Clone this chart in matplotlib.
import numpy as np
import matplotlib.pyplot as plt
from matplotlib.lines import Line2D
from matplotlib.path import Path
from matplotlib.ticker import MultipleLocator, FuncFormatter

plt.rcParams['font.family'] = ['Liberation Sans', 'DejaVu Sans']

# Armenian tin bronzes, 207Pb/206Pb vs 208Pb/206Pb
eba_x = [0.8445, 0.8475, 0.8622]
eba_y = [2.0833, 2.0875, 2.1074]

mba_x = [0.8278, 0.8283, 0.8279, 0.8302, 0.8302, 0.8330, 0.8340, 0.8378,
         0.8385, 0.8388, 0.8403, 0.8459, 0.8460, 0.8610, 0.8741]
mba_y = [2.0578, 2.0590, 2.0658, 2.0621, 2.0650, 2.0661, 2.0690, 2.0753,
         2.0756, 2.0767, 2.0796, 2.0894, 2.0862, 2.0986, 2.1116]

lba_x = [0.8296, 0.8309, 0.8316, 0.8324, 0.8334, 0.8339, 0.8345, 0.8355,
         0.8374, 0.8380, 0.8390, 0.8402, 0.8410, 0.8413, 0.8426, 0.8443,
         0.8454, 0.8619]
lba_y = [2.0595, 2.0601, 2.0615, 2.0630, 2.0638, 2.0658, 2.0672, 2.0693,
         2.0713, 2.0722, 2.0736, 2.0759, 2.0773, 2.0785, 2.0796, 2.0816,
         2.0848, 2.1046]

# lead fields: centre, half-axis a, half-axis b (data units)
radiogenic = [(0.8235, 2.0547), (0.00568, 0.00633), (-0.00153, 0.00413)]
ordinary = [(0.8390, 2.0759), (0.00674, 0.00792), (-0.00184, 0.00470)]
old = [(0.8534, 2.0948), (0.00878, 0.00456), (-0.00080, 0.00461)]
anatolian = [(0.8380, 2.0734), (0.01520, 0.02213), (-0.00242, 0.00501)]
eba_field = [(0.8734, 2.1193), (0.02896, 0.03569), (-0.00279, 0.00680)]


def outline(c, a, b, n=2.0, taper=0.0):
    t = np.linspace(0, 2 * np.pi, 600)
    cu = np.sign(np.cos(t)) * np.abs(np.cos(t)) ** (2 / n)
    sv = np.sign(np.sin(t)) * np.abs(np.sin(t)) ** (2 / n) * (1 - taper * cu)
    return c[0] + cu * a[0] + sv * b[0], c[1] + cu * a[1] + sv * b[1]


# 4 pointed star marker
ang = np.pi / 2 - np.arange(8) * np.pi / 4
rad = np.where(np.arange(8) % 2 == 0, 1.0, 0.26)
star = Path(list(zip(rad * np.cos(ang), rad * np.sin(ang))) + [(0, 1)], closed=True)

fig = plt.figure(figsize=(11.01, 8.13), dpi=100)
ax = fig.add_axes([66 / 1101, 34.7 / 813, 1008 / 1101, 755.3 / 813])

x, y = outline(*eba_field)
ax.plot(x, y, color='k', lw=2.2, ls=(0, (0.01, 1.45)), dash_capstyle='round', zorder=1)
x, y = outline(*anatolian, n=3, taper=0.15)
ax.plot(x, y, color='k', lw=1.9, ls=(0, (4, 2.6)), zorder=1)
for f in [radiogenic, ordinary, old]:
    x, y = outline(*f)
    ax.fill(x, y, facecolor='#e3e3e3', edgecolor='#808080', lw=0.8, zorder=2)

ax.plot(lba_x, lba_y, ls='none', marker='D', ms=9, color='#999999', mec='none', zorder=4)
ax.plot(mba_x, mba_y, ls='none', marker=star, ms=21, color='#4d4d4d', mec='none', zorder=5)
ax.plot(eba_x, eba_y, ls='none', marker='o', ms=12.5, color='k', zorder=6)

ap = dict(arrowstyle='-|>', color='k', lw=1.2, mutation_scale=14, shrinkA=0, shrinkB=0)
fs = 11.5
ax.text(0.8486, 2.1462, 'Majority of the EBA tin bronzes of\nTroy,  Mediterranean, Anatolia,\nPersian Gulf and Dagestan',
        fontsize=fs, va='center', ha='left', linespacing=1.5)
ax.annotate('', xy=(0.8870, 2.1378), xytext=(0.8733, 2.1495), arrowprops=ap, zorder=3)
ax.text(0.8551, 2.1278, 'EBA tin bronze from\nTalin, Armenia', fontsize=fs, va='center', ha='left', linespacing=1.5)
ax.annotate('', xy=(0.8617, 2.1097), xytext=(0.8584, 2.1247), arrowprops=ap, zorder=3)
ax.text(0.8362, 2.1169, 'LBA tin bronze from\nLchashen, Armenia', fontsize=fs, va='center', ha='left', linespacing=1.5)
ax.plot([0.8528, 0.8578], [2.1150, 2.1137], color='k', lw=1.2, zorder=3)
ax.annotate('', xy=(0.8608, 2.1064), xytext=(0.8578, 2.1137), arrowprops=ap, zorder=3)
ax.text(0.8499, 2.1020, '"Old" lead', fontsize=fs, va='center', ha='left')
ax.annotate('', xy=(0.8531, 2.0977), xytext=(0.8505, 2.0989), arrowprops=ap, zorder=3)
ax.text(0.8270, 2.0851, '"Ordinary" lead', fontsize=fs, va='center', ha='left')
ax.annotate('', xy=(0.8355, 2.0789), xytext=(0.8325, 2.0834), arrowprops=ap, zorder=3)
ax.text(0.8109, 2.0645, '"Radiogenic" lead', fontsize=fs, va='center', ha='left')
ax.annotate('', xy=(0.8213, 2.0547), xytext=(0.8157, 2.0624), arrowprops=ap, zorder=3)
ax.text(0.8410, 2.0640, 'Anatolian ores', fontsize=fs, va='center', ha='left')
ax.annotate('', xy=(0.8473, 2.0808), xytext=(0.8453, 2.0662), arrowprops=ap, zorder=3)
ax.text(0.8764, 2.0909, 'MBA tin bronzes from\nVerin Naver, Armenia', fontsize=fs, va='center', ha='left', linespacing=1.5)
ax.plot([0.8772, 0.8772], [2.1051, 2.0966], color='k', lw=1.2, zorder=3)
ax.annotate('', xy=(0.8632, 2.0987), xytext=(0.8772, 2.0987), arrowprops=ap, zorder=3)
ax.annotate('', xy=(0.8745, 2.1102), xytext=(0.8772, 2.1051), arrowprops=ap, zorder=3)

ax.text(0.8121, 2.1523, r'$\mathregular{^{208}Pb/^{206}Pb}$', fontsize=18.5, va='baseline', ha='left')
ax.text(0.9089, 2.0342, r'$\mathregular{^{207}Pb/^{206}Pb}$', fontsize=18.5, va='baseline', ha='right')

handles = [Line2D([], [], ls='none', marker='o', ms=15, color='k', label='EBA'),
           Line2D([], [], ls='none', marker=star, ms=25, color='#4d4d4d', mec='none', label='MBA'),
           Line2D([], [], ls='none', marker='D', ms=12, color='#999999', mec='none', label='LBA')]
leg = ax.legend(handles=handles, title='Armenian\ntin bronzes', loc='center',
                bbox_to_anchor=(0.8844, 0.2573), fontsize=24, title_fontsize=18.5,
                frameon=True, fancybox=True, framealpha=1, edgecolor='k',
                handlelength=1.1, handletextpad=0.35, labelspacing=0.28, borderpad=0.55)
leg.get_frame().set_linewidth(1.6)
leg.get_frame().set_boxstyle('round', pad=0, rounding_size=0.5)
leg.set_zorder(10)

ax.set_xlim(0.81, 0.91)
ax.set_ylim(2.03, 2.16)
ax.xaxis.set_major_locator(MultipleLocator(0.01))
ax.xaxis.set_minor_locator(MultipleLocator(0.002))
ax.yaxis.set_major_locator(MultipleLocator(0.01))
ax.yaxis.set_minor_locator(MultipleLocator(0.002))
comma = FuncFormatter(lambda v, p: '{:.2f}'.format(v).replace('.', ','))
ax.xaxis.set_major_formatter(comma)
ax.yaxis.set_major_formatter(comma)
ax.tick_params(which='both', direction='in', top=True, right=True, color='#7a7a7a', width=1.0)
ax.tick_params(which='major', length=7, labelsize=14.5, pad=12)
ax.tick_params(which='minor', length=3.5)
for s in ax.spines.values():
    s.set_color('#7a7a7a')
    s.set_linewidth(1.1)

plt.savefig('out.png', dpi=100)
───
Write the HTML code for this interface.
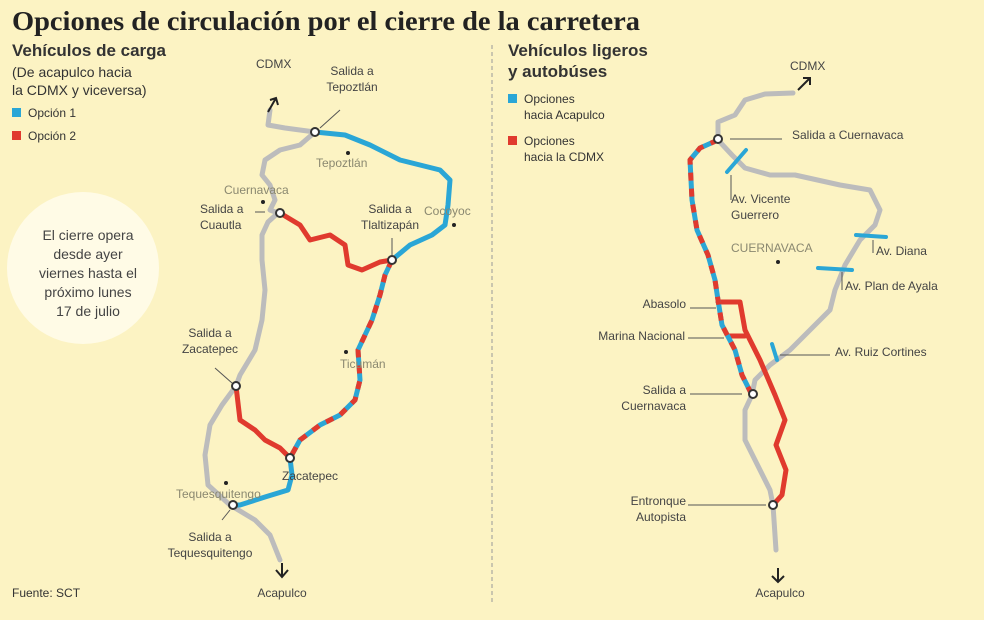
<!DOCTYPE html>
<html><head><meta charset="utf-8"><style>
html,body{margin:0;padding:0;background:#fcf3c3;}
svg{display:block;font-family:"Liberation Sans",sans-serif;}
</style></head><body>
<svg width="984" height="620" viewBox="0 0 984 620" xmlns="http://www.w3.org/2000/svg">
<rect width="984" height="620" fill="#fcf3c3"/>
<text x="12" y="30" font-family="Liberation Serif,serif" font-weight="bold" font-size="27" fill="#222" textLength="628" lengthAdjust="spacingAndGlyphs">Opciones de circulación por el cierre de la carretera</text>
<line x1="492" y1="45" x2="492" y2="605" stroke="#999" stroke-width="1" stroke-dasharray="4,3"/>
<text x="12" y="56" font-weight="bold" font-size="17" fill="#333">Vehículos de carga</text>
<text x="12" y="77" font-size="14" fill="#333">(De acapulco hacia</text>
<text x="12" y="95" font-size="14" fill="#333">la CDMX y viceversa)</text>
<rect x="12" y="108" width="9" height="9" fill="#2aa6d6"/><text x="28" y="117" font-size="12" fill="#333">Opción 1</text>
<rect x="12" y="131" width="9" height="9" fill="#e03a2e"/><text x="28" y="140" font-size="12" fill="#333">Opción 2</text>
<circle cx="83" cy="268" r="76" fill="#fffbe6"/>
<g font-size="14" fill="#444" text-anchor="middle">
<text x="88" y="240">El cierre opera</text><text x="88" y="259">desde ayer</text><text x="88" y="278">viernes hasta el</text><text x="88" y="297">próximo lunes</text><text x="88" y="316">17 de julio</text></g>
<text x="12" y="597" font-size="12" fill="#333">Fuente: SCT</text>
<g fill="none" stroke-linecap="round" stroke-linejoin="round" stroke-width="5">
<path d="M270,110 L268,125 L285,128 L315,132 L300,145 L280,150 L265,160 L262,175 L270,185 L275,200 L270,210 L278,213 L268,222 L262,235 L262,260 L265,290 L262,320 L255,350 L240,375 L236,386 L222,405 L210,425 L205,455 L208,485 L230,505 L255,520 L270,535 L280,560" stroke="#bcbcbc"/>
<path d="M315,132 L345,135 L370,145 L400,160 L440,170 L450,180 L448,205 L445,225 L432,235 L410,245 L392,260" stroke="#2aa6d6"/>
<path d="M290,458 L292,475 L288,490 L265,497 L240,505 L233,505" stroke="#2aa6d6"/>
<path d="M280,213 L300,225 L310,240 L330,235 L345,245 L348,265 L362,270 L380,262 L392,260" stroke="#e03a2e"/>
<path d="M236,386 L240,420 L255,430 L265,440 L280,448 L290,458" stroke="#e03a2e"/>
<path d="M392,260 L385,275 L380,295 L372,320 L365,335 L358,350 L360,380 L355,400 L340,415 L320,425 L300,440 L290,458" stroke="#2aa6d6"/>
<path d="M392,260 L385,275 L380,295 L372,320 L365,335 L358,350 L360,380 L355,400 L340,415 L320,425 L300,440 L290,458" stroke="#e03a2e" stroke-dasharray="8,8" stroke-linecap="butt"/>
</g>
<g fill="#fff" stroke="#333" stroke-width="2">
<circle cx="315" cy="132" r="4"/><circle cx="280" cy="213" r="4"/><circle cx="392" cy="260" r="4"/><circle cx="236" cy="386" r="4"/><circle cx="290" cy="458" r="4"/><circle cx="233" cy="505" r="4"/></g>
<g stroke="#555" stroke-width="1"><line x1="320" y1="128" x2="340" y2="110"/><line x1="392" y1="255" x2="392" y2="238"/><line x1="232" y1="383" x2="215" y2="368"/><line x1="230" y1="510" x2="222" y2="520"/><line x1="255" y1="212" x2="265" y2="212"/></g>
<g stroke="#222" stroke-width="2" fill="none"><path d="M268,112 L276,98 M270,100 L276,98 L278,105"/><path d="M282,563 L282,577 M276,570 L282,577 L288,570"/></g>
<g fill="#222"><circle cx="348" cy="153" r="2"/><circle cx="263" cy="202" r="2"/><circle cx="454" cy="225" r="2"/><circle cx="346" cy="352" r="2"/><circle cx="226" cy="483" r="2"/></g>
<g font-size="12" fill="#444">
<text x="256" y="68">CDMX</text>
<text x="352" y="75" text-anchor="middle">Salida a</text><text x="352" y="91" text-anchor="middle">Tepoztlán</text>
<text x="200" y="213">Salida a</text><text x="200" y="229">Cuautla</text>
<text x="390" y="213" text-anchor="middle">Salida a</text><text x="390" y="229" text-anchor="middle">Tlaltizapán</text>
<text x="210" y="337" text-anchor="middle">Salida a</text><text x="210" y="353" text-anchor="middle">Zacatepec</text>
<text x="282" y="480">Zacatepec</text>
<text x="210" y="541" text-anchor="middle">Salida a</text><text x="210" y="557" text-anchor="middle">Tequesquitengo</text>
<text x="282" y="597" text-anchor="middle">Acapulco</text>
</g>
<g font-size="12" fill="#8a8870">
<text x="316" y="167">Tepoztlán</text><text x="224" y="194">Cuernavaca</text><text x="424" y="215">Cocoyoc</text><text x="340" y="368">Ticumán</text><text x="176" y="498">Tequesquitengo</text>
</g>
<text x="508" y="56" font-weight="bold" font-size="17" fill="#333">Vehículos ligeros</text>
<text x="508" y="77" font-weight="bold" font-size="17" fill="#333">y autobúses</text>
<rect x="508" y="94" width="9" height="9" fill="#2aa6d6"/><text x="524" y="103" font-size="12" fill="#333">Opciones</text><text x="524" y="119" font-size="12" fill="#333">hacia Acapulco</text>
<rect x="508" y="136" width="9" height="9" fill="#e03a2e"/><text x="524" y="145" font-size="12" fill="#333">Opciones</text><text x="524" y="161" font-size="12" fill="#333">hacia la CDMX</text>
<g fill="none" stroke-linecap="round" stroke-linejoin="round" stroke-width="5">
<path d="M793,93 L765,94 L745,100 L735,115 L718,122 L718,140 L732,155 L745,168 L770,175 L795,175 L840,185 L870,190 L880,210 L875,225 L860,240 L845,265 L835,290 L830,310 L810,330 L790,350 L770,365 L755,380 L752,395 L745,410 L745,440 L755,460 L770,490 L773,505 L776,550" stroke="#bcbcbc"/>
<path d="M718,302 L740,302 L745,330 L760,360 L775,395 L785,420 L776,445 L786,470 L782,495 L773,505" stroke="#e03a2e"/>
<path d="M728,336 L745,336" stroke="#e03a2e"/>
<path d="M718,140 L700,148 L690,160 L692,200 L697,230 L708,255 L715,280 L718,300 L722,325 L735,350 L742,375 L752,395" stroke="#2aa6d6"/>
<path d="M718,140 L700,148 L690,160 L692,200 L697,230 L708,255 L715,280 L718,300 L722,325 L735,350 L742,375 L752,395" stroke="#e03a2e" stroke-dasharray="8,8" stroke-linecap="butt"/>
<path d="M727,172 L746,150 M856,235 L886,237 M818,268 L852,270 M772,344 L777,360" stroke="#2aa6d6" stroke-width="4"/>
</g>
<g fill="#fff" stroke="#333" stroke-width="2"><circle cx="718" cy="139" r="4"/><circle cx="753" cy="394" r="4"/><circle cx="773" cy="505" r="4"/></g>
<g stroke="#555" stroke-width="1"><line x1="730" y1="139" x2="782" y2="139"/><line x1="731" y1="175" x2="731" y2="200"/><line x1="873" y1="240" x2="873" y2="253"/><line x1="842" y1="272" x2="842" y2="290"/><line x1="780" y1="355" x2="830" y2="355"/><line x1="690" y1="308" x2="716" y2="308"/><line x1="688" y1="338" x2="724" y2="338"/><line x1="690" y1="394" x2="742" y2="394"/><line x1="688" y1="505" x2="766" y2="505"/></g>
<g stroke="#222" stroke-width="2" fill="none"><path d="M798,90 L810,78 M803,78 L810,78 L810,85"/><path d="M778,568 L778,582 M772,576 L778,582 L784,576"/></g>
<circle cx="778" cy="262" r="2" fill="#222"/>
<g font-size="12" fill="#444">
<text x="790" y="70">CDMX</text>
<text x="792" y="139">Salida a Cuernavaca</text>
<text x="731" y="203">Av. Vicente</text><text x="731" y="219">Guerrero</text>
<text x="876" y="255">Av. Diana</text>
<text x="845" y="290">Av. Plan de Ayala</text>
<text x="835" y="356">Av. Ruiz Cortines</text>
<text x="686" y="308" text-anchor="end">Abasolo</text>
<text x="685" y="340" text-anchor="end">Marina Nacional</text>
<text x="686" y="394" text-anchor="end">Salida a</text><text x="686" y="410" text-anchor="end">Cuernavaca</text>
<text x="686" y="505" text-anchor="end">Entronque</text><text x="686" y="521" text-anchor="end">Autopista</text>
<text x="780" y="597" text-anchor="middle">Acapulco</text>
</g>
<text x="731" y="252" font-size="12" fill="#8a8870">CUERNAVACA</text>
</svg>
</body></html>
───
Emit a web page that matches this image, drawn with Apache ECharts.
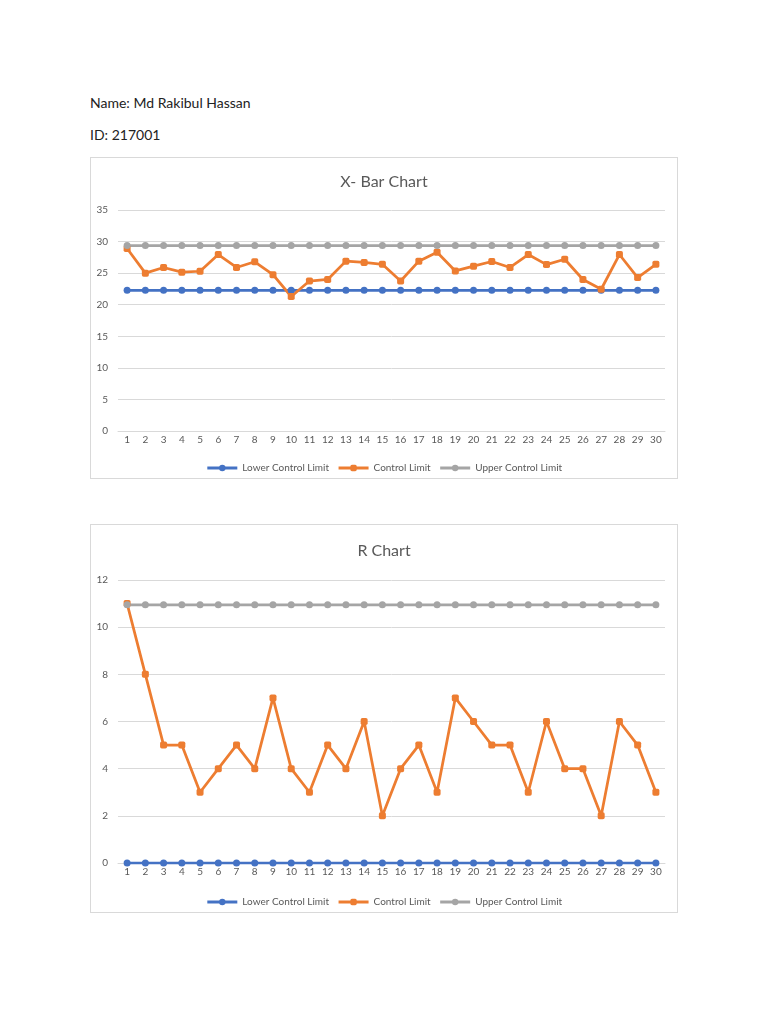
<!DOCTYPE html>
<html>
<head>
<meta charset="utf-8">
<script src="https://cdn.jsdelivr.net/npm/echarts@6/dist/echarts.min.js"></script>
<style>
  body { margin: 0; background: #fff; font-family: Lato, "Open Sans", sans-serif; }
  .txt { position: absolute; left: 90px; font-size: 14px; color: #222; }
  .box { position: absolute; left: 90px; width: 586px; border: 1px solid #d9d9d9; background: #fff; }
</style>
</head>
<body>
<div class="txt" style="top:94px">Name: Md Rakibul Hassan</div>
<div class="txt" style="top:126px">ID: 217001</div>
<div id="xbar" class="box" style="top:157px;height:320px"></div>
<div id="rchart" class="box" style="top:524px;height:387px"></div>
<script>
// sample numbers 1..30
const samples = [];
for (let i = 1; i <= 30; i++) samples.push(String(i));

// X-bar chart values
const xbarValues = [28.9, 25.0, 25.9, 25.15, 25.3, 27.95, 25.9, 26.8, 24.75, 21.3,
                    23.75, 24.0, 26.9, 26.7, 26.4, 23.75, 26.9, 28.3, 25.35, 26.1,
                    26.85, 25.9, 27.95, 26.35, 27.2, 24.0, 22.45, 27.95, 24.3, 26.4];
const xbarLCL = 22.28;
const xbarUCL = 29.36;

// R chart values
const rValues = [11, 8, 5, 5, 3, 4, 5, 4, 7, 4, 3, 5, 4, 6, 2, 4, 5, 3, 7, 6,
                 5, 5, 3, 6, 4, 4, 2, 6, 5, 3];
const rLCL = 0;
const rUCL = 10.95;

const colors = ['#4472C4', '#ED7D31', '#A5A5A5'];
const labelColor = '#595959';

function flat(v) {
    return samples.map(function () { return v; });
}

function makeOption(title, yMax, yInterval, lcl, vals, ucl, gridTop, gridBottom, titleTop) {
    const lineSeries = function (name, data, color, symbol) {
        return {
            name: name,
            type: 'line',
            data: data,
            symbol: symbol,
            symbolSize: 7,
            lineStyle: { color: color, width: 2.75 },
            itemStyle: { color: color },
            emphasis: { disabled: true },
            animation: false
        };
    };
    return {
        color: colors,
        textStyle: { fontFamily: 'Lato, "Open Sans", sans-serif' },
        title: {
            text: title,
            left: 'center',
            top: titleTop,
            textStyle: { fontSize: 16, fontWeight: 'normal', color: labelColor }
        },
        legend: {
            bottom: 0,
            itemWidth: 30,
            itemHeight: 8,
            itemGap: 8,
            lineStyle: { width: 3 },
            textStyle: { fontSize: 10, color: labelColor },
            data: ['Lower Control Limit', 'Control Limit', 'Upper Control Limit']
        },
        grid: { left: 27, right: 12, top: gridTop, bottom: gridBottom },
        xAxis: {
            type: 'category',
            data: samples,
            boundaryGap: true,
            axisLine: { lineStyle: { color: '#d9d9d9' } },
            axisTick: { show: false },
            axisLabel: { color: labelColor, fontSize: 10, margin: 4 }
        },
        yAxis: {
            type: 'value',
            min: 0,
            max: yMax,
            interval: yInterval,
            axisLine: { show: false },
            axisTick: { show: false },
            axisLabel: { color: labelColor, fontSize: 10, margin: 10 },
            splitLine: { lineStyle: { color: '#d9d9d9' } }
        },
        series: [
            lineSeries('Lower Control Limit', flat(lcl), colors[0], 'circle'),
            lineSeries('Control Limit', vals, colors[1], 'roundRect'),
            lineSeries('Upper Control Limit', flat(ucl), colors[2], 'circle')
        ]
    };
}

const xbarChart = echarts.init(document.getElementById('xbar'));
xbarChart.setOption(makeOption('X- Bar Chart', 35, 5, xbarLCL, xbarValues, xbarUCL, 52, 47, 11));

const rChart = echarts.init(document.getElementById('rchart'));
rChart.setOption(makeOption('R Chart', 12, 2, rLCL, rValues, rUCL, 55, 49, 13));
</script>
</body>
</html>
───
● DIRECTIVE
Look above for the line that contains "Clone this chart in matplotlib.". Starting there, transcribe every line exactly until you have copied the line that contains "plt.rcParams['font.family'] = ['Liberation".

● THE ANSWER
Clone this chart in matplotlib.
import numpy as np
import matplotlib.pyplot as plt
from matplotlib.lines import Line2D
from matplotlib.path import Path
from matplotlib.ticker import MultipleLocator, FuncFormatter

plt.rcParams['font.family'] = ['Liberation Sans', 'DejaVu Sans']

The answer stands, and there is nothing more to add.